| What is required |
All lines from the beginning of the listing through the line with "Chart.register(...registerables);" are to be copied word for word; the pictures are not.

| Data lines |

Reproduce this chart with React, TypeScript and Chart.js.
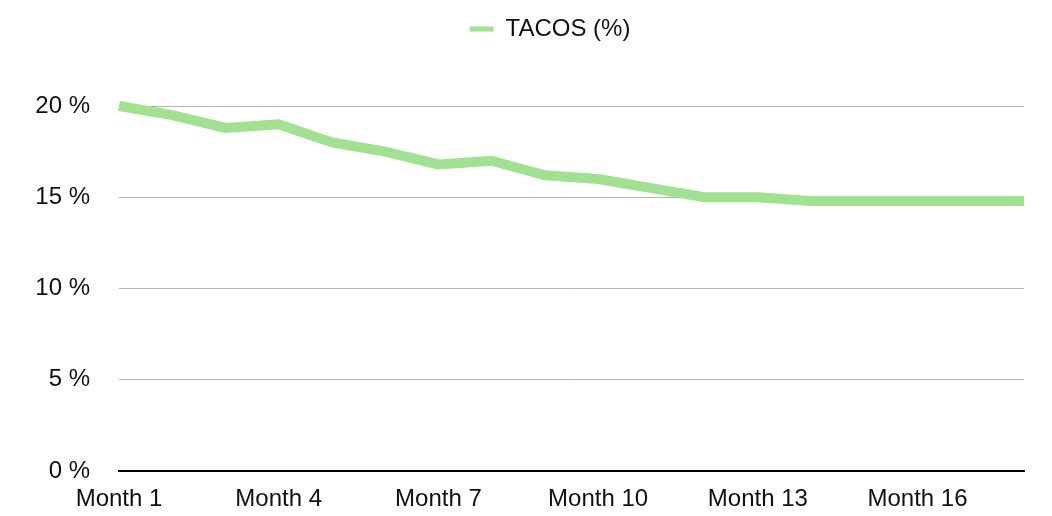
import React, { useEffect, useRef } from "react";
import { Chart, registerables } from "chart.js";

Chart.register(...registerables);

const categories: string[] = [
  "Month 1", "Month 2", "Month 3", "Month 4", "Month 5", "Month 6",
  "Month 7", "Month 8", "Month 9", "Month 10", "Month 11", "Month 12",
  "Month 13", "Month 14", "Month 15", "Month 16", "Month 17", "Month 18",
];
const tacosValues: number[] = [
  20, 19.5, 18.8, 19.0, 18.0, 17.5, 16.8, 17.0, 16.2,
  16.0, 15.5, 15.0, 15.0, 14.8, 14.8, 14.8, 14.8, 14.8,
];
const seriesLabel = "TACOS (%)";
const yTicks: number[] = [0, 5, 10, 15, 20];

const LINE_COLOR = "rgb(163,225,146)";
const FONT = "'Liberation Sans', Arial, Helvetica, sans-serif";

const legendTweak = {
  id: "legendTweak",
  beforeInit(chart: any) {
    const legend = chart.legend;
    if (!legend) return;
    const origFit = legend.fit.bind(legend);
    legend.fit = function () {
      origFit();
      this.height = 106;
    };
  },
  afterLayout(chart: any) {
    const l = chart.legend;
    if (!l) return;
    l.left += 38;
    l.right += 38;
  },
};

export default function App() {
  const ref = useRef<HTMLCanvasElement | null>(null);

  useEffect(() => {
    document.body.style.margin = "0";
    const canvas = ref.current;
    if (!canvas) return;
    const chart = new Chart(canvas, {
      type: "line",
      data: {
        labels: categories,
        datasets: [
          {
            label: seriesLabel,
            data: tacosValues,
            borderColor: LINE_COLOR,
            backgroundColor: LINE_COLOR,
            borderWidth: 10,
            pointRadius: 0,
            pointHoverRadius: 0,
            tension: 0,
            fill: false,
            clip: false as any,
            borderJoinStyle: "miter",
          },
        ],
      },
      options: {
        animation: false,
        responsive: true,
        maintainAspectRatio: false,
        layout: { padding: { left: 0, right: 28, top: 0, bottom: 0 } },
        plugins: {
          tooltip: { enabled: false },
          legend: {
            display: true,
            position: "top",
            labels: {
              boxWidth: 24,
              boxHeight: 5,
              padding: 17,
              color: "#111",
              font: { family: FONT, size: 24 },
              generateLabels: (c: any) =>
                Chart.defaults.plugins.legend.labels
                  .generateLabels(c)
                  .map((l: any) => ({ ...l, lineWidth: 0, fillStyle: LINE_COLOR, strokeStyle: LINE_COLOR })),
            },
          },
        },
        scales: {
          x: {
            grid: { display: false, drawTicks: false },
            border: { display: true, color: "#000", width: 2 },
            ticks: {
              autoSkip: false,
              maxRotation: 0,
              minRotation: 0,
              padding: 14,
              color: "#111",
              font: { family: FONT, size: 24 },
              callback: (_v: any, i: number) => (i % 3 === 0 ? categories[i] : ""),
            },
            afterFit: (s: any) => {
              s.height = 45;
            },
          },
          y: {
            min: yTicks[0],
            max: yTicks[yTicks.length - 1],
            afterBuildTicks: (s: any) => {
              s.ticks = yTicks.map((v) => ({ value: v }));
            },
            grid: { color: "#b5b5b5", lineWidth: 1, drawTicks: false },
            border: { display: false },
            ticks: {
              padding: 29,
              color: "#111",
              font: { family: FONT, size: 24 },
              callback: (v: any) => `${v} %`,
            },
            afterFit: (s: any) => {
              s.width = 119;
            },
          },
        },
      },
      plugins: [legendTweak],
    });
    return () => chart.destroy();
  }, []);

  return (
    <div style={{ width: 1052, height: 516, position: "relative" }}>
      <canvas ref={ref} />
    </div>
  );
}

| Task output |
Reproduce this chart with React, TypeScript and Chart.js.
import React, { useEffect, useRef } from "react";
import { Chart, registerables } from "chart.js";

Chart.register(...registerables);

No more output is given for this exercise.